■ **Supplied information**:

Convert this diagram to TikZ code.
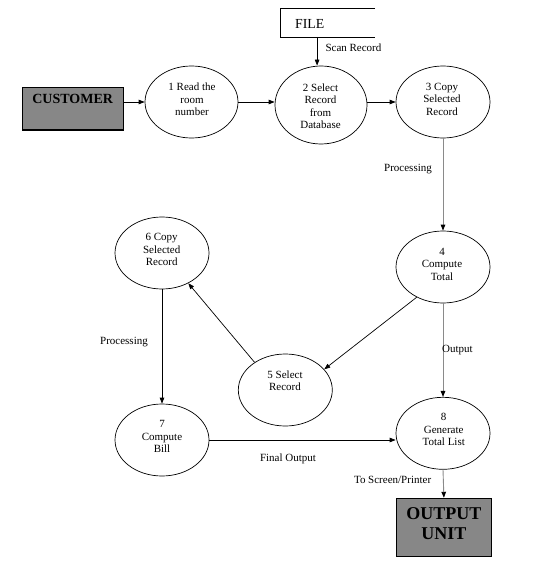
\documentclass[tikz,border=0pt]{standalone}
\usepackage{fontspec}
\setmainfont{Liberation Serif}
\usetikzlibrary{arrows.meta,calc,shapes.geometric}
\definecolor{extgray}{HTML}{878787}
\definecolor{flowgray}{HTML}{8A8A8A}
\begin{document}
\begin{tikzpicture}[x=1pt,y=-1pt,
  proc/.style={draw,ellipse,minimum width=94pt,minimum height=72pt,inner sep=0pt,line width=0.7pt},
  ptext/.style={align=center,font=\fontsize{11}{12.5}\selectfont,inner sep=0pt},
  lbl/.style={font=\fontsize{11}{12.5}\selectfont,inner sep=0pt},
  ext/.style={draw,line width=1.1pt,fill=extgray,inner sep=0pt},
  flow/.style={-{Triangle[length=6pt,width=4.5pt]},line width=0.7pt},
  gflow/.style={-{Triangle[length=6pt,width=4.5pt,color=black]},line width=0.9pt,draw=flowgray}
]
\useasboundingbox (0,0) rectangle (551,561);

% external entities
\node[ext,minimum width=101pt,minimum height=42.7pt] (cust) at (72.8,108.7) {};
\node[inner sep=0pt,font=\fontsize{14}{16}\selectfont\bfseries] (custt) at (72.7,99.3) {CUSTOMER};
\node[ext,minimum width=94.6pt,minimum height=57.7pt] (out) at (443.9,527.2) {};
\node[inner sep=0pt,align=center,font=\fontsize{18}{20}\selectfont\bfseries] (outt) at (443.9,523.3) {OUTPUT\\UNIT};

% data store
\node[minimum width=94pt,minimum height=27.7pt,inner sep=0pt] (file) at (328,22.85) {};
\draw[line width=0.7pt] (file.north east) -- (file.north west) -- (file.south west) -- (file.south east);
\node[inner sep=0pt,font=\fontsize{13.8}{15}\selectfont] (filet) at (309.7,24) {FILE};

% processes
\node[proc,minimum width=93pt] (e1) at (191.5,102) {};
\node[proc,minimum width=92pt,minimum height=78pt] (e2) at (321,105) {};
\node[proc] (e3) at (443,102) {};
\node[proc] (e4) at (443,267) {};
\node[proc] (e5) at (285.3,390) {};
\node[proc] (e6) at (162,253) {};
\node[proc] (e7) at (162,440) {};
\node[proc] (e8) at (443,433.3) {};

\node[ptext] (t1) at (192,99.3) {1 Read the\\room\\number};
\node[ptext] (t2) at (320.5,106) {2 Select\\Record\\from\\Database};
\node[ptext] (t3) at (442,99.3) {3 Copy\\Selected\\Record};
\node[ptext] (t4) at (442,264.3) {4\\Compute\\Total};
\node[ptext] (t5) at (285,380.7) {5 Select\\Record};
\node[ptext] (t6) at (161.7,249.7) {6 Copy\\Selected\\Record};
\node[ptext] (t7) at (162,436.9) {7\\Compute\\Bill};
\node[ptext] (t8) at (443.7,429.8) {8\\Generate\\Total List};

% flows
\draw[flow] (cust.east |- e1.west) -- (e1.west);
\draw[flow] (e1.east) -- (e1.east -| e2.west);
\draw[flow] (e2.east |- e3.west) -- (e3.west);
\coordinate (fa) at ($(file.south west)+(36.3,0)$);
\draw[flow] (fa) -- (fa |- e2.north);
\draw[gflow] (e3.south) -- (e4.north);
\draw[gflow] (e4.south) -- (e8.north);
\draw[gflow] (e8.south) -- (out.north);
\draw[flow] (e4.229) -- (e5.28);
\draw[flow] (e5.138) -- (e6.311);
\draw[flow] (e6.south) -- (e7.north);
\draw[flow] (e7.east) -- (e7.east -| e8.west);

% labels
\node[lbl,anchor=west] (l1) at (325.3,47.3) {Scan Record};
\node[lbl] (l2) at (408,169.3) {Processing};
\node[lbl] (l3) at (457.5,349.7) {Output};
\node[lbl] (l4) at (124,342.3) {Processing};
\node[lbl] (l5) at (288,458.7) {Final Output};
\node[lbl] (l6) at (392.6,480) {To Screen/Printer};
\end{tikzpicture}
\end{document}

■ **The request**: Copy out the data above exactly, except the pictures.

■ **Written solution**:
Convert this diagram to TikZ code.
\documentclass[tikz,border=0pt]{standalone}
\usepackage{fontspec}
\setmainfont{Liberation Serif}
\usetikzlibrary{arrows.meta,calc,shapes.geometric}
\definecolor{extgray}{HTML}{878787}
\definecolor{flowgray}{HTML}{8A8A8A}
\begin{document}
\begin{tikzpicture}[x=1pt,y=-1pt,
  proc/.style={draw,ellipse,minimum width=94pt,minimum height=72pt,inner sep=0pt,line width=0.7pt},
  ptext/.style={align=center,font=\fontsize{11}{12.5}\selectfont,inner sep=0pt},
  lbl/.style={font=\fontsize{11}{12.5}\selectfont,inner sep=0pt},
  ext/.style={draw,line width=1.1pt,fill=extgray,inner sep=0pt},
  flow/.style={-{Triangle[length=6pt,width=4.5pt]},line width=0.7pt},
  gflow/.style={-{Triangle[length=6pt,width=4.5pt,color=black]},line width=0.9pt,draw=flowgray}
]
\useasboundingbox (0,0) rectangle (551,561);

% external entities
\node[ext,minimum width=101pt,minimum height=42.7pt] (cust) at (72.8,108.7) {};
\node[inner sep=0pt,font=\fontsize{14}{16}\selectfont\bfseries] (custt) at (72.7,99.3) {CUSTOMER};
\node[ext,minimum width=94.6pt,minimum height=57.7pt] (out) at (443.9,527.2) {};
\node[inner sep=0pt,align=center,font=\fontsize{18}{20}\selectfont\bfseries] (outt) at (443.9,523.3) {OUTPUT\\UNIT};

% data store
\node[minimum width=94pt,minimum height=27.7pt,inner sep=0pt] (file) at (328,22.85) {};
\draw[line width=0.7pt] (file.north east) -- (file.north west) -- (file.south west) -- (file.south east);
\node[inner sep=0pt,font=\fontsize{13.8}{15}\selectfont] (filet) at (309.7,24) {FILE};

% processes
\node[proc,minimum width=93pt] (e1) at (191.5,102) {};
\node[proc,minimum width=92pt,minimum height=78pt] (e2) at (321,105) {};
\node[proc] (e3) at (443,102) {};
\node[proc] (e4) at (443,267) {};
\node[proc] (e5) at (285.3,390) {};
\node[proc] (e6) at (162,253) {};
\node[proc] (e7) at (162,440) {};
\node[proc] (e8) at (443,433.3) {};

\node[ptext] (t1) at (192,99.3) {1 Read the\\room\\number};
\node[ptext] (t2) at (320.5,106) {2 Select\\Record\\from\\Database};
\node[ptext] (t3) at (442,99.3) {3 Copy\\Selected\\Record};
\node[ptext] (t4) at (442,264.3) {4\\Compute\\Total};
\node[ptext] (t5) at (285,380.7) {5 Select\\Record};
\node[ptext] (t6) at (161.7,249.7) {6 Copy\\Selected\\Record};
\node[ptext] (t7) at (162,436.9) {7\\Compute\\Bill};
\node[ptext] (t8) at (443.7,429.8) {8\\Generate\\Total List};

% flows
\draw[flow] (cust.east |- e1.west) -- (e1.west);
\draw[flow] (e1.east) -- (e1.east -| e2.west);
\draw[flow] (e2.east |- e3.west) -- (e3.west);
\coordinate (fa) at ($(file.south west)+(36.3,0)$);
\draw[flow] (fa) -- (fa |- e2.north);
\draw[gflow] (e3.south) -- (e4.north);
\draw[gflow] (e4.south) -- (e8.north);
\draw[gflow] (e8.south) -- (out.north);
\draw[flow] (e4.229) -- (e5.28);
\draw[flow] (e5.138) -- (e6.311);
\draw[flow] (e6.south) -- (e7.north);
\draw[flow] (e7.east) -- (e7.east -| e8.west);

% labels
\node[lbl,anchor=west] (l1) at (325.3,47.3) {Scan Record};
\node[lbl] (l2) at (408,169.3) {Processing};
\node[lbl] (l3) at (457.5,349.7) {Output};
\node[lbl] (l4) at (124,342.3) {Processing};
\node[lbl] (l5) at (288,458.7) {Final Output};
\node[lbl] (l6) at (392.6,480) {To Screen/Printer};
\end{tikzpicture}
\end{document}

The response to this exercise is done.